## EXERCISE
Give only the number of lines in the records that include the string "What".

## BEGIN RECORDS SHOWN

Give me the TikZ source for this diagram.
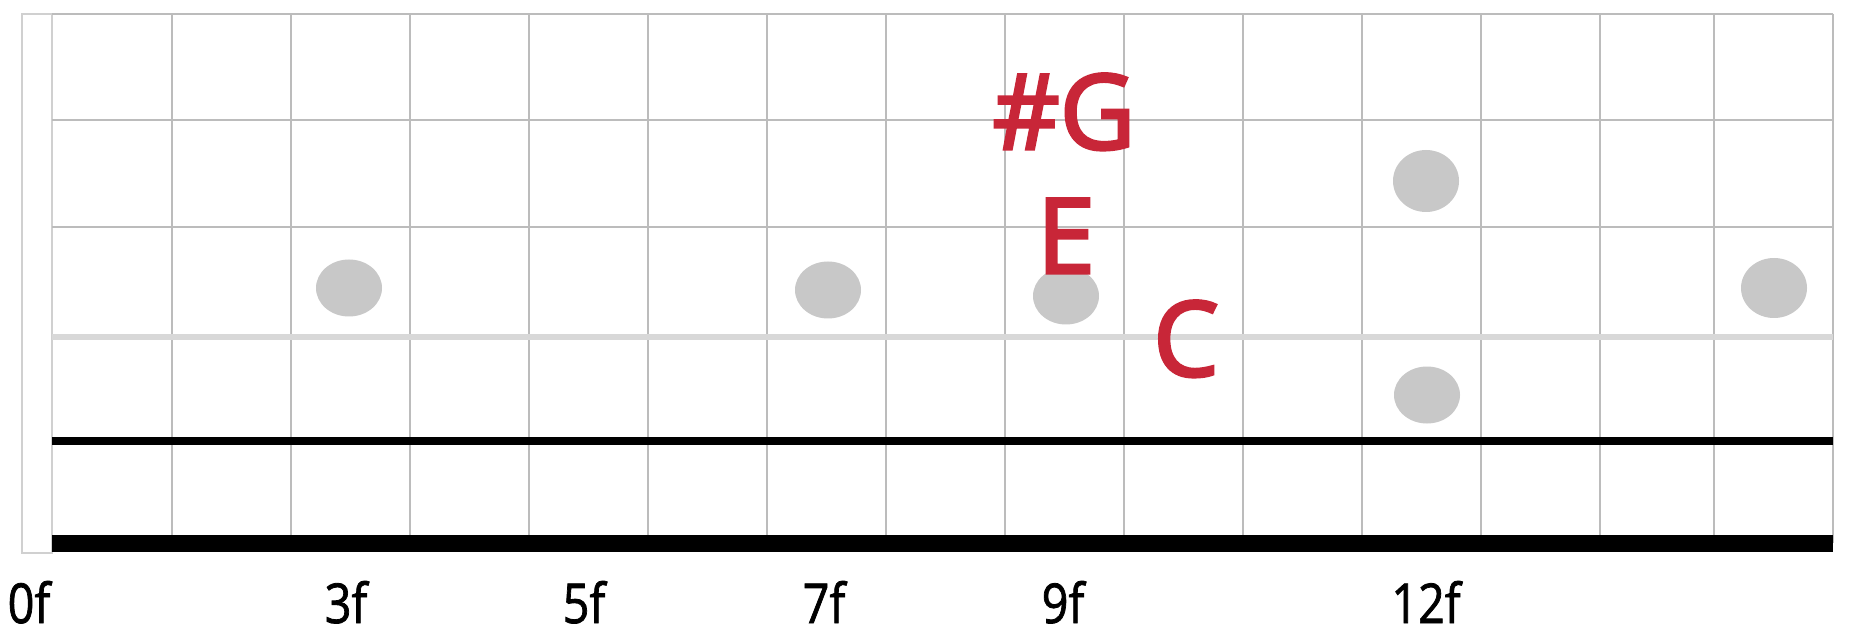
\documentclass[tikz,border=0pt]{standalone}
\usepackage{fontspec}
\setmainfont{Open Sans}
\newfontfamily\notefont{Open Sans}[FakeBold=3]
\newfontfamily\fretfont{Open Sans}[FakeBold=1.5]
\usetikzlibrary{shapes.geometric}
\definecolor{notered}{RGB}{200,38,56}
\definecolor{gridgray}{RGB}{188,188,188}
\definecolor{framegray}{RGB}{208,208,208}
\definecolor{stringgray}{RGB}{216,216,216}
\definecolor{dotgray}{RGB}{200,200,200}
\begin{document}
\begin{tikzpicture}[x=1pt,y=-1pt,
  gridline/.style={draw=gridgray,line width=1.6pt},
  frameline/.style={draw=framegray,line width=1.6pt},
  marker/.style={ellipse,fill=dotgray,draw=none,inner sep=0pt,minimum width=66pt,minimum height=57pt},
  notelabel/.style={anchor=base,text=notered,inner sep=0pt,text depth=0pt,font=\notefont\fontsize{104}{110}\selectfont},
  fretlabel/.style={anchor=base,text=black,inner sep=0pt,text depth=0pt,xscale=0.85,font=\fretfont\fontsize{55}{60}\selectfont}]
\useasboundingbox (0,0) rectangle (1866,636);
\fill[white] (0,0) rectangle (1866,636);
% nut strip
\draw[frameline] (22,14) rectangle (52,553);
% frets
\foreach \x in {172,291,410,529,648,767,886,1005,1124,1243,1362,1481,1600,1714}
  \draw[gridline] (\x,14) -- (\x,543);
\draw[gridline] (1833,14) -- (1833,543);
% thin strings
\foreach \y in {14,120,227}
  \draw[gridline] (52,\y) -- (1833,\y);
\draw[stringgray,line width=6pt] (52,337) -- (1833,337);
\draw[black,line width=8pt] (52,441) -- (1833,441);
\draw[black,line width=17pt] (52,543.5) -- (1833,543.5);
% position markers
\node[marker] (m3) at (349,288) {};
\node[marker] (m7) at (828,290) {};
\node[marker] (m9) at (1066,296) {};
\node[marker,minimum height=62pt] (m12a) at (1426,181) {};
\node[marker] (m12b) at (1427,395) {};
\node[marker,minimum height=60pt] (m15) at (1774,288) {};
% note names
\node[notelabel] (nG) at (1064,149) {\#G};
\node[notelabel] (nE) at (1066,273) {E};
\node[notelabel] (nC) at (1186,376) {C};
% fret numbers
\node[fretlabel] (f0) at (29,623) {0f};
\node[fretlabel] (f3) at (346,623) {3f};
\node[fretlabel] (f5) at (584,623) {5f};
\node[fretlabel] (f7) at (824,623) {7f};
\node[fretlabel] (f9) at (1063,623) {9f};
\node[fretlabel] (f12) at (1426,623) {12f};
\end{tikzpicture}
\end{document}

## END RECORDS SHOWN
## BEGIN RECORDS SHOWN

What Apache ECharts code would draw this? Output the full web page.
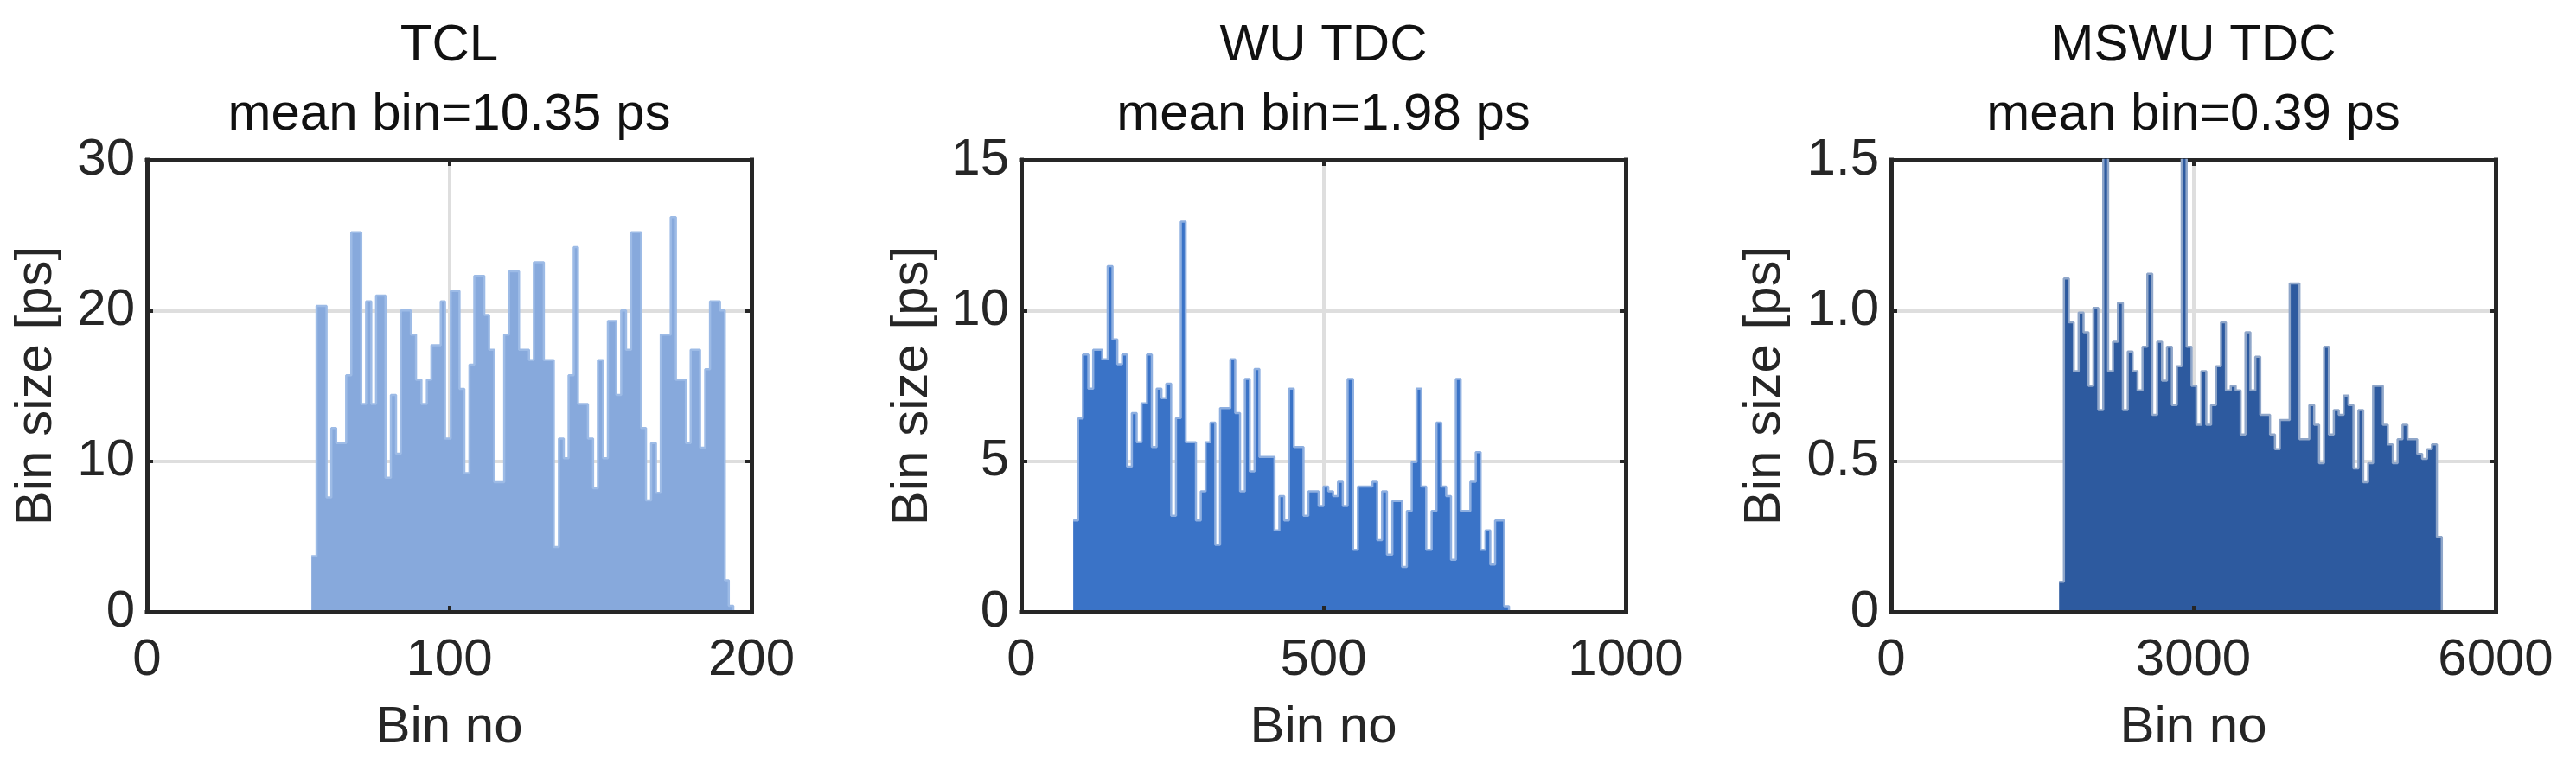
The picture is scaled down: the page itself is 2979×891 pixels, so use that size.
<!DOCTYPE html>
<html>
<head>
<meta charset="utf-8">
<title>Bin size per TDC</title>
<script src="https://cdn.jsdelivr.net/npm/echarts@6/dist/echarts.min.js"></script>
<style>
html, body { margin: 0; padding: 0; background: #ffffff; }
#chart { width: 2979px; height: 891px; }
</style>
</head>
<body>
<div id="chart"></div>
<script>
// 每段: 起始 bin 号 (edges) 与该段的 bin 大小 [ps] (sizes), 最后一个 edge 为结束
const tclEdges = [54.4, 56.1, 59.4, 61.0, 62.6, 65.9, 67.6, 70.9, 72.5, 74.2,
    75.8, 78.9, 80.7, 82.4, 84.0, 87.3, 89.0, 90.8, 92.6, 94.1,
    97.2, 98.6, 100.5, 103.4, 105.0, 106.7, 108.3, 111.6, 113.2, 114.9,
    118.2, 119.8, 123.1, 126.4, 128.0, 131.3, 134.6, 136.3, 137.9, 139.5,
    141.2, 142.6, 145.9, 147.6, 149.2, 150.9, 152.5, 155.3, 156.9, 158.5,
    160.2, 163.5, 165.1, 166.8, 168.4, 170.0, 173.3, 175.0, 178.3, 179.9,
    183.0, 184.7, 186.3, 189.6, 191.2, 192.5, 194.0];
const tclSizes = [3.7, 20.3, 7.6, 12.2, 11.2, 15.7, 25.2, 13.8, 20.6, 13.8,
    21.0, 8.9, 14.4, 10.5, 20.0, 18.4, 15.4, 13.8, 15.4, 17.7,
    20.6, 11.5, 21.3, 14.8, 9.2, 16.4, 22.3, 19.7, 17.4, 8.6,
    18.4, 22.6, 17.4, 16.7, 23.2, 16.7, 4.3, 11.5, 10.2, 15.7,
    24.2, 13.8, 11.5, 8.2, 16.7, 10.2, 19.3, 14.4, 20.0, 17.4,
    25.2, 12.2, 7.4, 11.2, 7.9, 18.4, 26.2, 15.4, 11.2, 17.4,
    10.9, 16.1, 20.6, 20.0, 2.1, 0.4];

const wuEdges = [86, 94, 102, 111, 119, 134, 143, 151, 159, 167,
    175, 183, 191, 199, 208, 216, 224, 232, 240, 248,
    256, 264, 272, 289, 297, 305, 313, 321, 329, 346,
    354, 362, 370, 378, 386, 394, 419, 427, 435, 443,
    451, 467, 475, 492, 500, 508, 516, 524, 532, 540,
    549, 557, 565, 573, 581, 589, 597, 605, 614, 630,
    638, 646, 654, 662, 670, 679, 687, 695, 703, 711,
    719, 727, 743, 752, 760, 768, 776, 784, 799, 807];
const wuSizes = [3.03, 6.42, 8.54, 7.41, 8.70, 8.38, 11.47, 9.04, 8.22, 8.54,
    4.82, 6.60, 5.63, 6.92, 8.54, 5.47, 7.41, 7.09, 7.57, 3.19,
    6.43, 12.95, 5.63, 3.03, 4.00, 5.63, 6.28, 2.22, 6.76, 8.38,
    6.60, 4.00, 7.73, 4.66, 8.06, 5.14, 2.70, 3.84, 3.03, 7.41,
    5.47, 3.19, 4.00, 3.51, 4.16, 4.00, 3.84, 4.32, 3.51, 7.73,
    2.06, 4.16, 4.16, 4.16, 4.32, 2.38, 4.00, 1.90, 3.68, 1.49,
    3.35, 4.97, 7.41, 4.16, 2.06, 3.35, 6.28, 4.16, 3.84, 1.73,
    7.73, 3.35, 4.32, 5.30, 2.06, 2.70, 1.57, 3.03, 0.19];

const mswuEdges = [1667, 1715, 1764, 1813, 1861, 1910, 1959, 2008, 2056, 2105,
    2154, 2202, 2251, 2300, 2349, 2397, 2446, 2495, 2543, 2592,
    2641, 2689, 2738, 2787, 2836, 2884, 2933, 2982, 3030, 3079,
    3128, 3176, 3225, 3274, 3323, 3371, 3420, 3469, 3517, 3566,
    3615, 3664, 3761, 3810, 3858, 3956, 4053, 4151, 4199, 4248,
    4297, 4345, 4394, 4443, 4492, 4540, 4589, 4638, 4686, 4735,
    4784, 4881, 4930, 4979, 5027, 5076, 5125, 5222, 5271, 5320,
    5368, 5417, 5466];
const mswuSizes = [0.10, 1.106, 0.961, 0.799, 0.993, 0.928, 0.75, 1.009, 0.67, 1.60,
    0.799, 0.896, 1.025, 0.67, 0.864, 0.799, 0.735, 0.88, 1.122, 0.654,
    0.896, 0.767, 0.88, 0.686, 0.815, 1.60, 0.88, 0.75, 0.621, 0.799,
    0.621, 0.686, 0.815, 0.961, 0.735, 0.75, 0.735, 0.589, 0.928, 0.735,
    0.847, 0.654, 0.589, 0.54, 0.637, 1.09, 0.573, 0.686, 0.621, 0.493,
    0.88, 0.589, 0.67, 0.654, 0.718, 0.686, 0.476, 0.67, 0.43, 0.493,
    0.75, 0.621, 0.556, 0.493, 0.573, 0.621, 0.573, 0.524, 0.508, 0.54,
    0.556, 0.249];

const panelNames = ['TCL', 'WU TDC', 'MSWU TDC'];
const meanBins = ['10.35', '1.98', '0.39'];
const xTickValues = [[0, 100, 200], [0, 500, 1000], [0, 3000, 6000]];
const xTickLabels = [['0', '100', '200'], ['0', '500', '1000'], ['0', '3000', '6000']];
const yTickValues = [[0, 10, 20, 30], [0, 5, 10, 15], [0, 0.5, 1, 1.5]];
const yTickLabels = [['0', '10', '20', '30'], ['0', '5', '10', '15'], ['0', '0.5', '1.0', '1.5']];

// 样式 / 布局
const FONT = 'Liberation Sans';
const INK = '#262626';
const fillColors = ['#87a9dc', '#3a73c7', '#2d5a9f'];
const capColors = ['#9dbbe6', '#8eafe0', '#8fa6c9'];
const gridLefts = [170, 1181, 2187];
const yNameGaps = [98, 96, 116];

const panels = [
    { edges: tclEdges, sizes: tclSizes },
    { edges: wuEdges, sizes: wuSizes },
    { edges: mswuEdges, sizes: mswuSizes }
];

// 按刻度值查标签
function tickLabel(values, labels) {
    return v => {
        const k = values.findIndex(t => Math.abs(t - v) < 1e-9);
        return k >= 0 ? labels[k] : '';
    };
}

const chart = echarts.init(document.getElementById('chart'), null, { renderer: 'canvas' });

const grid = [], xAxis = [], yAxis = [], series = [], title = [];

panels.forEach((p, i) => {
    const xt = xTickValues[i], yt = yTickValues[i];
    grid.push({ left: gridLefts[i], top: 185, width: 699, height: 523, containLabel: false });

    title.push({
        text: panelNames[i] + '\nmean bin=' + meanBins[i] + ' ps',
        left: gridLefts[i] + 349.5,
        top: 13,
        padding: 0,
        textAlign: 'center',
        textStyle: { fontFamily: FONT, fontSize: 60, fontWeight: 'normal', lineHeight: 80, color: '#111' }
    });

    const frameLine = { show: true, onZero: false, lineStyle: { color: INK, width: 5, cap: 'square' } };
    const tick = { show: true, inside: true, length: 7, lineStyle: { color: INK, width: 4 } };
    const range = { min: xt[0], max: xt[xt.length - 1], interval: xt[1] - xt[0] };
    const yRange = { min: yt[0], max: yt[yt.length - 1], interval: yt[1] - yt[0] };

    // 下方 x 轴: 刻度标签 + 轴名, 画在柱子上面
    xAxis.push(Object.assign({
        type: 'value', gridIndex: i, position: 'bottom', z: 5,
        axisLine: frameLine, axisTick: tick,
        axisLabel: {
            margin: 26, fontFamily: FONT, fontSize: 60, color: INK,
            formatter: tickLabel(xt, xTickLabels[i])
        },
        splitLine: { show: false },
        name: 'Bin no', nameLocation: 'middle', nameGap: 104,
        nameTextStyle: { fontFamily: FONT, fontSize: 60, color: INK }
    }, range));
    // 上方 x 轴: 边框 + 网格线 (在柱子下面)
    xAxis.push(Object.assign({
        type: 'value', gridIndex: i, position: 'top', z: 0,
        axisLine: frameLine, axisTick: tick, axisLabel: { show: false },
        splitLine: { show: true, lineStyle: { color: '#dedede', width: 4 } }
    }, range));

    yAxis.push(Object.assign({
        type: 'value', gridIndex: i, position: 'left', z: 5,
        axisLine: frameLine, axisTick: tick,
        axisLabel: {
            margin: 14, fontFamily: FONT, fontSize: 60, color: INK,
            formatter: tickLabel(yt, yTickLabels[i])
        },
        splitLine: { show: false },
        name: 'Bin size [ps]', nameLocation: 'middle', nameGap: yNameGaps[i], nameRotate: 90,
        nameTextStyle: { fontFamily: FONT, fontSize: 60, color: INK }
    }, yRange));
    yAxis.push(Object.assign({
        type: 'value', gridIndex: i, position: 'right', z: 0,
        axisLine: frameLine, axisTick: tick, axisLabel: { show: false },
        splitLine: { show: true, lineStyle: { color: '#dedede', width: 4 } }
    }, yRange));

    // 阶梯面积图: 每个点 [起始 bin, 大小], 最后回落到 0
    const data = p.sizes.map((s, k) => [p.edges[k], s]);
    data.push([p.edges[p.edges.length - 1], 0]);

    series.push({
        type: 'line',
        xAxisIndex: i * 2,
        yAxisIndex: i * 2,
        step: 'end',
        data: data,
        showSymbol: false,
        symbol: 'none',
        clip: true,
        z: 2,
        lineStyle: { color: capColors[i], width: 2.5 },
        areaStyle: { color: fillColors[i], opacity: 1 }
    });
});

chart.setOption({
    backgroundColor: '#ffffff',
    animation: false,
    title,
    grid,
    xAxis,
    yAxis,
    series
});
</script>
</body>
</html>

## END RECORDS SHOWN
## BEGIN RECORDS SHOWN

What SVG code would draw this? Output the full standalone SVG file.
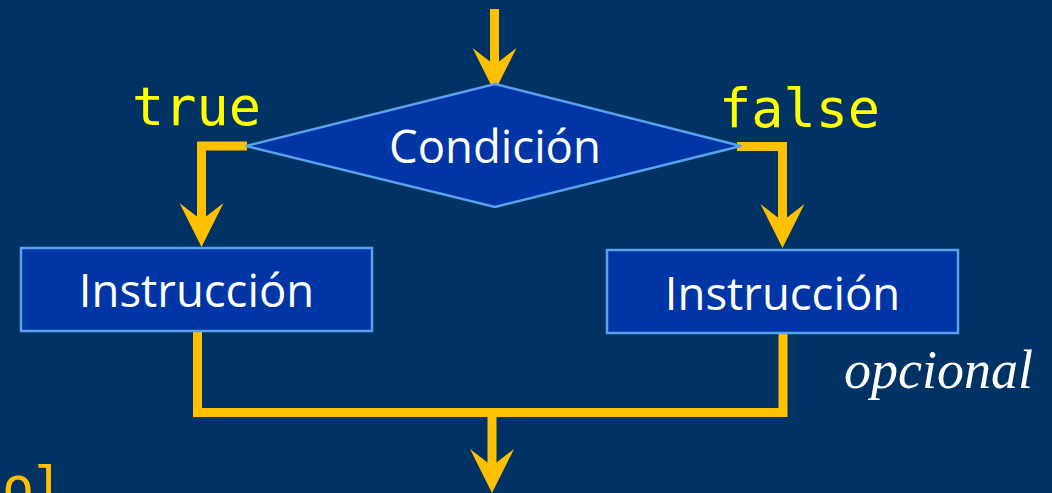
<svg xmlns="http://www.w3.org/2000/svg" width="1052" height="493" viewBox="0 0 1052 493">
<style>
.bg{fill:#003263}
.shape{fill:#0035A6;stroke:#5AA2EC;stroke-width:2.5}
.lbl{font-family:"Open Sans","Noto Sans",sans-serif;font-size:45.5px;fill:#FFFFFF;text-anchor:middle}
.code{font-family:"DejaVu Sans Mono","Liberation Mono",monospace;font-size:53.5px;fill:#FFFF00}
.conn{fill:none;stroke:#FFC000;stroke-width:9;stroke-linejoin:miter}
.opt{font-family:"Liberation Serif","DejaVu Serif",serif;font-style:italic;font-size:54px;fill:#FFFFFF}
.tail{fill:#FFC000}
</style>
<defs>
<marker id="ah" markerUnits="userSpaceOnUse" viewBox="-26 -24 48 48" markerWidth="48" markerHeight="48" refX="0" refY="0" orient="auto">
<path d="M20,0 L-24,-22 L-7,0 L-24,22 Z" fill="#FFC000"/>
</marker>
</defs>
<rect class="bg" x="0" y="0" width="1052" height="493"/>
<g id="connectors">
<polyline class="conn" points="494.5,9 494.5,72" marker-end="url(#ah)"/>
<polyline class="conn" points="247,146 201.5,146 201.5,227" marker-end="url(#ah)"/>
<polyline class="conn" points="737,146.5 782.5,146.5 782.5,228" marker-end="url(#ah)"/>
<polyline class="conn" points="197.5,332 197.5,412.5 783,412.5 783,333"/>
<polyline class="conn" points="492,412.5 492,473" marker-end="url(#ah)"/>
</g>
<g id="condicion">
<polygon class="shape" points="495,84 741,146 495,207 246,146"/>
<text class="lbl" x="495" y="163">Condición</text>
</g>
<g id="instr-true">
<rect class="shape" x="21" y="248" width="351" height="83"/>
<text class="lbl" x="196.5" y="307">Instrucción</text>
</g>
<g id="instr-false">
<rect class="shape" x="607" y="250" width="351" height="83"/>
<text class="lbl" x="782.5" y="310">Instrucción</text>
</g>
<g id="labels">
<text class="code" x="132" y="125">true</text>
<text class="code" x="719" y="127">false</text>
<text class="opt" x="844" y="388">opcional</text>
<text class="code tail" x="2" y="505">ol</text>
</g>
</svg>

## END RECORDS SHOWN

## WORKED ANSWER
2